Consumer Law

UDTPA and Real Estate in Georgia: What You Need to Know

Understand how the Georgia UDTPA applies to real estate, including key regulations, enforcement mechanisms, and potential legal consequences.

The Georgia Fair Business Practices Act (FBPA) and the Uniform Deceptive Trade Practices Act (UDTPA) protect consumers from deceptive business practices. While both laws apply broadly, the UDTPA has significant implications for real estate in Georgia, where misleading advertising and false representations can cause financial harm.

Understanding the UDTPA is crucial for buyers, sellers, and real estate professionals. Violations can lead to legal consequences, making it essential to recognize prohibited conduct and enforcement mechanisms.

Real Estate Transactions Under the Act

The UDTPA regulates real estate transactions by prohibiting deceptive practices that mislead buyers, sellers, or investors. Unlike the FBPA, which requires proof of public impact and actual damages, the UDTPA does not require proof of financial loss, making it a powerful tool in real estate disputes.

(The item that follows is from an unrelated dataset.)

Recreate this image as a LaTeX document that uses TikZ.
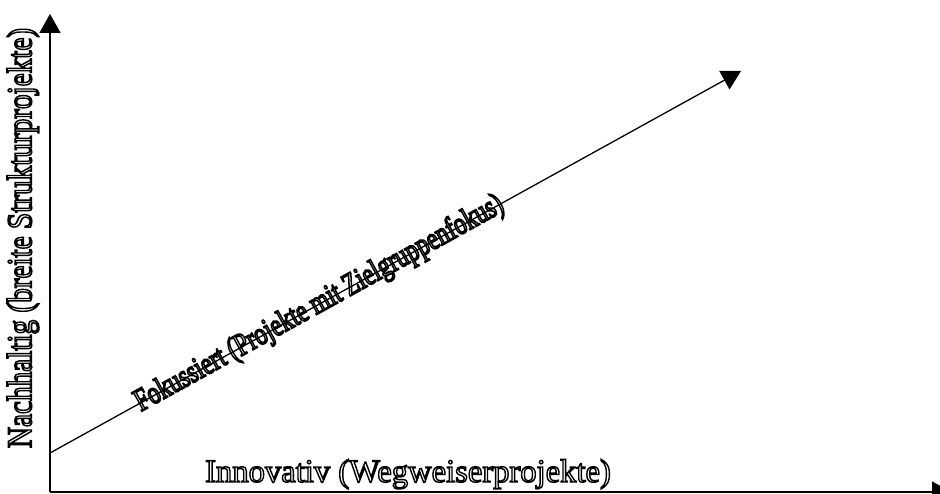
\documentclass[tikz,border=0pt]{standalone}
\usepackage{fontspec}
\setmainfont{Liberation Serif}
\usetikzlibrary{positioning,arrows.meta,calc}
% hollow (outlined) letters, as in the original chart
\newcommand{\hollow}[1]{\special{pdf:literal direct 1 Tr 1.4 w}#1\special{pdf:literal direct 0 Tr}}
\newcommand{\tallhollow}[2][1.2]{\scalebox{1}[#1]{\hollow{#2}}}
\tikzset{
  axln/.style={-{Triangle[width=21pt,length=19pt]},line width=1.7pt},
  dgln/.style={-{Triangle[width=21pt,length=19pt]},line width=1.3pt},
  lblbig/.style={inner sep=0pt,font=\fontsize{32.6}{36}\selectfont},
  lblmid/.style={inner sep=0pt,font=\fontsize{29.2}{33}\selectfont},
  lblsml/.style={inner sep=0pt,font=\fontsize{24}{27}\selectfont},
}
\begin{document}
\begin{tikzpicture}[x=1pt,y=1pt]
  \useasboundingbox (0,0) rectangle (940,494);
  % axes and the diagonal
  \coordinate (orig) at (50,2);
  \coordinate (ytip) at (50,480);
  \coordinate (xtip) at (951,2);
  \coordinate (dgst) at (50,41);
  \coordinate (dgend) at (741,423);
  \draw[axln] (orig) -- (ytip);
  \draw[axln] (orig) -- (xtip);
  \draw[dgln] (dgst) -- (dgend);
  % labels
  \node[lblmid,rotate=90] (nach) at (23,256) {\tallhollow{Nachhaltig (breite Strukturprojekte)}};
  \node[lblbig,anchor=base west] (inno) at (205,12) {\hollow{Innovativ (Wegweiserprojekte)}};
  \path (dgst) -- node[lblsml,sloped,pos=0.39] (foku) {\tallhollow[1.32]{Fokussiert (Projekte mit Zielgruppenfokus)}} (dgend);
\end{tikzpicture}
\end{document}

Real estate professionals must be cautious about representations in listings, contracts, and promotional materials. False claims about a property’s condition, zoning, or financing terms can constitute violations. For example, marketing a property as commercially zoned when it is restricted to residential use is considered deceptive.

The law also applies to omissions that create a misleading impression. Failing to disclose known structural defects or environmental hazards can be grounds for legal action. Georgia courts recognize that silence can be as misleading as an outright falsehood. In Tiismann v. Linda Martin Homes Corp., the court ruled that a deceptive act under the UDTPA does not require intent to deceive, making it easier to bring claims against real estate professionals.

Prohibited Conduct

The UDTPA prohibits a broad range of deceptive practices in real estate transactions. False advertising, such as exaggerating square footage or falsely claiming recent renovations, is a common violation. Misrepresenting legal rights, such as falsely stating a property has no liens, also falls under the statute.

The law addresses conduct that creates confusion about a property’s characteristics. A developer marketing a subdivision as “luxury homes” with promised amenities—without intent or ability to deliver—may be in violation. Misleading claims about market conditions, such as falsely stating a property has multiple competing offers, can also lead to legal repercussions.

Actions involving third parties can be scrutinized. An agent steering buyers away from competing properties by falsely claiming they are under contract could be considered deceptive. Similarly, a mortgage lender colluding with a seller to inflate a home’s price through undisclosed incentives may trigger liability. Courts take a broad approach to interpreting deceptive trade practices to protect consumers.

Enforcement Mechanisms

The UDTPA is primarily enforced through civil litigation. Unlike the FBPA, which is enforced by the Attorney General, the UDTPA allows private parties to sue individuals or businesses engaging in deceptive trade practices. Plaintiffs can seek injunctive relief to stop ongoing deceptive practices without proving financial loss.

Courts can issue injunctions preventing further deceptive conduct. For example, if a developer falsely advertises nonexistent amenities, a court may order the cessation of such marketing. Injunctions are enforceable by contempt of court, meaning noncompliance can lead to additional legal consequences.

In some cases, district attorneys may pursue UDTPA claims in the public interest, particularly when deceptive real estate practices affect a broad group of consumers. This ensures that systemic deception within the real estate industry can be addressed.

Penalties and Remedies

Violations of the UDTPA can lead to significant legal consequences. One primary remedy is injunctive relief, which courts use to stop deceptive practices. This is particularly relevant in real estate, where misleading advertising or fraudulent claims can affect multiple buyers and sellers.

Unlike some consumer protection laws, the UDTPA does not provide for monetary damages. Plaintiffs seeking financial compensation must pursue additional legal claims, such as fraud or breach of contract.

Courts may also order defendants to pay plaintiffs’ attorneys’ fees if deceptive trade practices are proven. This provision deters unethical conduct by increasing financial risk for violators. However, awarding attorneys’ fees is discretionary, with courts considering the severity of the deception before granting such relief.